Essa história é longa: no primeiro ato tivemos o governador de São Paulo recusando os materiais didáticos (e os recursos) disponibilizados pelo Governo Federal. Iria digitalizar todo o conteúdo, com uma empresa em que assessores tinham participação acionária. No segundo ato, voltou atrás, afirmando que iria aceitar os aportes do governo federal e que iria “imprimir” os tais materiais digitais. No terceiro ato vieram materiais didáticos do próprio governo estadual com revelações acachapantes: “as praias da capital paulista são belíssimas”, “Dom Pedro II proclamou a Abolição da Escravatura”, “águas poluídas podem provocar Alzheimer”. A justiça de São Paulo mandou recolher esses slides.

Entre atos e desaforos, como estão os alunos? Estão subjugados a uma lógica excludente que ignora a realidade.  Estão imbuídos na viscosidade dos discursos de inovação educacional confundida, propositalmente (e por ignorância?), com a inovação tecnológica. Requisitam aos alunos compromissos e metas sem fornecer as condições necessárias. E o conteúdo escolar informado aos alunos passa a ser só um detalhe que, na penumbra, ganha uma liberdade tal que se perverte na castidade do conhecer. Alunos da escola pública de São Paulo, simplesmente, não tem acesso à internet e quando conseguem, nos poucos minutos na escola pública, não têm tempo para realizar suas atividades: “tarefas escolares” de um tarde levam quatro dias para serem realizadas.

O nível de desinformação é tão grande que é custoso acreditar em “erro primário”. Porque, se de fato for “apenas” erro de produção e de revisão desses “conteúdos”, é óbvio que a gestão do Estado de São Paulo – considerado um país dentro do Brasil – está acabada. Ao fazerem isso com a educação praiana, certamente, o malfeito pode (deve) se repetir na saúde, segurança, na gestão pública como um todo.

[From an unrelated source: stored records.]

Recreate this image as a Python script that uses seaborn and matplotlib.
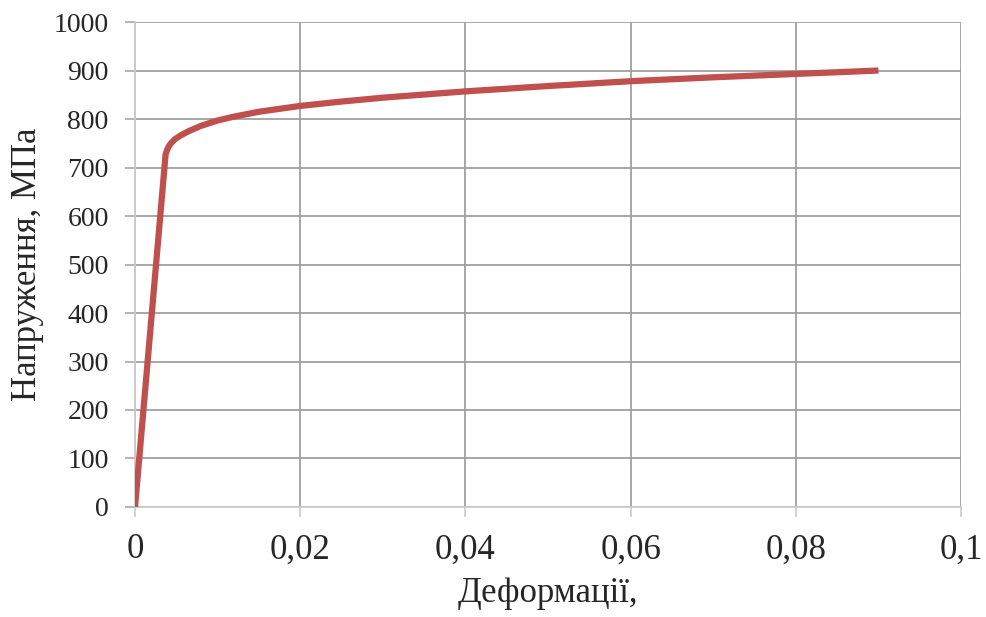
import matplotlib.pyplot as plt
import seaborn as sns
import pandas as pd
from matplotlib.ticker import FuncFormatter, MultipleLocator

# strain / stress values
strain = [0.0, 0.0037, 0.0039, 0.0041, 0.0044, 0.0048, 0.0055, 0.0065, 0.008,
          0.010, 0.012, 0.015, 0.020, 0.025, 0.030, 0.040, 0.050, 0.060,
          0.070, 0.080, 0.090]
stress = [0, 727, 737, 744, 751, 758, 766, 775, 786,
          797, 805, 815, 827, 836, 844, 857, 868, 878,
          886, 893, 900]

x_label = "Деформації,"
y_label = "Напруження, МПа"

df = pd.DataFrame({"strain": strain, "stress": stress})

sns.set_style("white")
plt.rcParams['font.family'] = ['Liberation Serif', 'DejaVu Serif']

fig = plt.figure(figsize=(9.87, 6.17), dpi=100)
ax = fig.add_axes([0.1368, 0.1783, 0.9737 - 0.1368, 0.9643 - 0.1783])

sns.lineplot(data=df, x="strain", y="stress", ax=ax, color="#C0504D",
             linewidth=4.5, solid_capstyle="butt", solid_joinstyle="round", zorder=3)

ax.set_xlim(0, 0.1)
ax.set_ylim(0, 1000)
ax.xaxis.set_major_locator(MultipleLocator(0.02))
ax.yaxis.set_major_locator(MultipleLocator(100))
ax.xaxis.set_major_formatter(FuncFormatter(lambda v, p: ("%g" % round(v, 4)).replace(".", ",")))

ax.grid(True, color="#a0a0a0", linewidth=1.3, zorder=0)
ax.set_axisbelow(True)
for s in ["top", "right"]:
    ax.spines[s].set_visible(False)
for s in ["left", "bottom"]:
    ax.spines[s].set_color("#cccccc")
    ax.spines[s].set_linewidth(1.3)

ax.tick_params(axis="y", direction="out", length=7, width=1.2, color="#a8a8a8",
               labelsize=20, pad=12, left=True)
ax.tick_params(axis="x", direction="out", length=7, width=1.2, color="#cccccc",
               labelsize=25, pad=12, bottom=True)

ax.set_xlabel(x_label, fontsize=25, labelpad=8)
ax.set_ylabel(y_label, fontsize=25, labelpad=7)

fig.savefig("out.png", dpi=100)
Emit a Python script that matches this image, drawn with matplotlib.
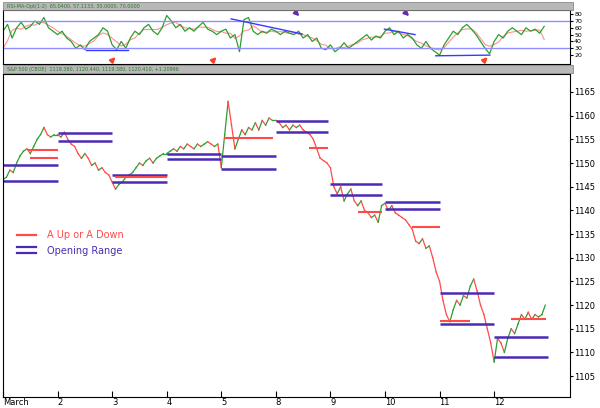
import matplotlib
matplotlib.use("Agg")
import matplotlib.pyplot as plt
import numpy as np
from matplotlib.patches import Rectangle

day_labels = ["March", "2", "3", "4", "5", "8", "9", "10", "11", "12"]
price_days = [
    [1146.5,1147,1148.5,1148,1150,1151.5,1152.5,1153,1152,1153.5,1155,1156,1157.5,1156,1155.5,1156],
    [1156,1155.5,1156.5,1155,1154,1153.5,1152,1151,1152,1151,1149.5,1150,1148.5,1149,1148,1147.5],
    [1146,1144.5,1145.5,1146,1147,1147.5,1148,1149,1150,1149.5,1150.5,1151,1150,1151,1151.5,1152],
    [1152,1152.5,1153,1152.5,1153.5,1153,1154,1153.5,1153,1154,1153.5,1154,1154.5,1154,1153.5,1154],
    [1149,1156,1163,1158,1153,1155,1157,1156,1157.5,1157,1158.5,1157,1159,1158,1159.5,1159],
    [1159,1158.5,1157.5,1158,1157,1158,1157.5,1158,1157,1156.5,1156,1155,1153,1151,1150.5,1150],
    [1149,1145,1143.5,1145,1142,1143.5,1144.5,1142,1141,1142,1140,1139.5,1138.5,1139,1137.5,1141],
    [1141.5,1140,1141,1139.5,1139,1138.5,1138,1137,1136,1133.5,1133,1134,1132,1132.5,1130,1127],
    [1125,1121,1118,1116.5,1119,1121,1120,1122,1121.5,1124,1125.5,1123,1120,1118,1115,1112],
    [1108,1113,1112,1110,1113,1115,1114,1116,1118,1117,1118.5,1117,1118,1117.5,1118,1120],
]
rsi_days = [
    [55,65,45,60,68,58,62,70,65,75,60,55],
    [50,55,45,40,30,35,28,40,45,50,60,55],
    [35,28,40,30,45,55,50,60,65,55,50,60],
    [78,70,60,65,55,60,55,62,68,58,55,50],
    [55,58,45,50,25,72,75,55,50,55,52,58],
    [55,50,55,52,50,55,45,50,40,45,30,28],
    [35,25,30,38,30,35,40,45,50,42,48,45],
    [55,60,50,55,45,50,45,35,30,40,30,25],
    [20,35,45,55,50,60,65,58,50,40,30,22],
    [40,50,45,55,60,55,50,60,55,58,52,62],
]
or_lines = [(0,1,1149.5),(0,1,1146.3),(1,2,1156.3),(1,2,1154.6),(2,3,1147.4),(2,3,1145.9),
            (3,4,1152.0),(3,4,1150.8),(4,5,1151.4),(4,5,1148.8),(5,5.95,1158.8),(5,5.95,1156.6),
            (6,6.95,1145.6),(6,6.95,1143.3),(7,8,1141.8),(7,8,1140.2),(8,9,1122.5),(8,9,1116.0),
            (9,9.98,1113.3),(9,9.98,1109.0)]
a_lines = [(0.45,1,1152.8),(0.5,1,1151.0),(2.05,3,1147.0),(4.05,4.95,1155.2),(5.6,5.95,1153.2),
           (6.5,6.95,1139.6),(7.5,8,1136.4),(8,8.55,1116.6),(9.3,9.95,1117.0)]

W, H = 600, 408
fig = plt.figure(figsize=(6, 4.08), dpi=100)
fig.patch.set_facecolor("white")
def ax_rect(x0, y0, x1, y1):
    return [x0/W, 1-y1/H, (x1-x0)/W, (y1-y0)/H]

GREEN, RED, PURP = "#2e9e2e", "#ff4a4a", "#4b2bb5"

for y0 in (2, 65):
    fig.add_artist(Rectangle((0.005, 1-(y0+8)/H), 0.95, 8/H, transform=fig.transFigure,
                             facecolor="#b8b8b8", edgecolor="#777777", lw=0.5))
fig.text(0.012, 1-6.5/H, "RSI-MA-Opt(1-2)  65.0400, 57.1133, 30.0000, 70.0000", fontsize=3.5, va="center", color="#2a7a2a")
fig.text(0.012, 1-69.5/H, "S&P 500 (CBOE)  1119.380, 1120.440, 1119.380, 1120.410, +1.20996", fontsize=3.5, va="center", color="#2a7a2a")

axr = fig.add_axes(ax_rect(3, 10, 570, 64))
rsi = np.concatenate([np.array(d, float) for d in rsi_days])
xr = np.concatenate([i + np.arange(len(d))/len(d) for i, d in enumerate(rsi_days)])
ma = np.convolve(rsi, np.ones(4)/4, mode="same")
axr.plot(xr, ma, color="#ff9090", lw=0.8)
axr.plot(xr, rsi, color=GREEN, lw=0.9)
axr.axhline(70, color="#8f8fff", lw=1)
axr.axhline(30, color="#8f8fff", lw=1)
for (x0, y0, x1, y1) in [(1.52,27,2.29,27),(4.18,73,5.48,51),(6.99,58,7.55,50),(7.93,19,8.92,20)]:
    axr.plot([x0, x1], [y0, y1], color="#3a3aff", lw=1)
for xa in (2.05, 3.9, 8.87):
    axr.annotate("", xy=(xa+0.05, 20), xytext=(xa-0.1, 8),
                 arrowprops=dict(arrowstyle="-|>", color="#ff4020", lw=1.5, mutation_scale=7))
for xa in (5.35, 7.36):
    axr.annotate("", xy=(xa+0.12, 74), xytext=(xa-0.02, 85),
                 arrowprops=dict(arrowstyle="-|>", color="#6a2ab0", lw=1.5, mutation_scale=7))
axr.set_xlim(0, 10.39)
axr.set_ylim(7, 86)
axr.yaxis.tick_right()
axr.set_yticks([20,30,40,50,60,70,80])
axr.tick_params(axis="y", labelsize=4.5, length=2, pad=1)
axr.set_xticks([])

axp = fig.add_axes(ax_rect(3, 74, 570, 397))
xp = np.concatenate([i + np.arange(len(d))/len(d) for i, d in enumerate(price_days)])
p = np.concatenate([np.array(d, float) for d in price_days])
for i in range(len(p)-1):
    axp.plot(xp[i:i+2], p[i:i+2], color=GREEN if p[i+1] >= p[i] else RED, lw=0.9)
for (x0, x1, y) in or_lines:
    axp.plot([x0, x1], [y, y], color=PURP, lw=1.8, solid_capstyle="butt")
for (x0, x1, y) in a_lines:
    axp.plot([x0, x1], [y, y], color=RED, lw=1.5, solid_capstyle="butt")
axp.set_xlim(0, 10.39)
axp.set_ylim(1100.6, 1168.8)
axp.yaxis.tick_right()
axp.set_yticks(np.arange(1105, 1166, 5))
axp.tick_params(axis="y", labelsize=6, length=2, pad=1)
axp.set_xticks(range(10))
axp.set_xticklabels(day_labels, ha="left", fontsize=6)
axp.tick_params(axis="x", direction="in", length=4, pad=1)
axp.plot([0.25, 0.6], [1134.8, 1134.8], color=RED, lw=1.6)
axp.text(0.8, 1134.8, "A Up or A Down", color=RED, fontsize=7, va="center")
axp.plot([0.25, 0.6], [1132.2, 1132.2], color=PURP, lw=1.6)
axp.plot([0.25, 0.6], [1130.9, 1130.9], color=PURP, lw=1.6)
axp.text(0.8, 1131.5, "Opening Range", color=PURP, fontsize=7, va="center")

fig.savefig("out.png", dpi=100)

Uma outra hipótese nos levaria a pensar que alguém sabotou o governo do Estado, embutindo conteúdos grotescos na educação pública – só faltou dizer que a terra é plana e que o governo global é de reptilianos. Neste caso, que é difícil dizer se é pior do que a primeira hipótese, as condutas deveriam ser investigadas como atentados contra o Estado Democrático de Direito. Pois, as noções mínimas de realidade ao alcance da educação (art. 205 da CF88) e da cultura (art. 215 da Cf88) – que são eixos e pilares dos direitos fundamentais – estariam sob ataque frenético, disruptivo, com capacidade letal de manipulação por meio de uma asquerosa desinformação dos jovens.

Nos dois casos, pior ainda se forem somados, temos a falência antecipada do governo do Estado mais rico do país e da América Latina. Não é pouca coisa. É muita coisa, a se contabilizar que esse governo tem “somente” oito meses de existência. Com tais erros crassos em sua gestão e nas políticas públicas – sem contar a chacina da Baixada Santista – o melhor seria a antecipação eleitoral. A distopia, herdeira do desapossado de Brasília em 2022, junto com Zema (nas Minas Gerais), não pode ser levada a sério – a não ser pela justiça popular dos/as eleitores/as, e da justiça paulista.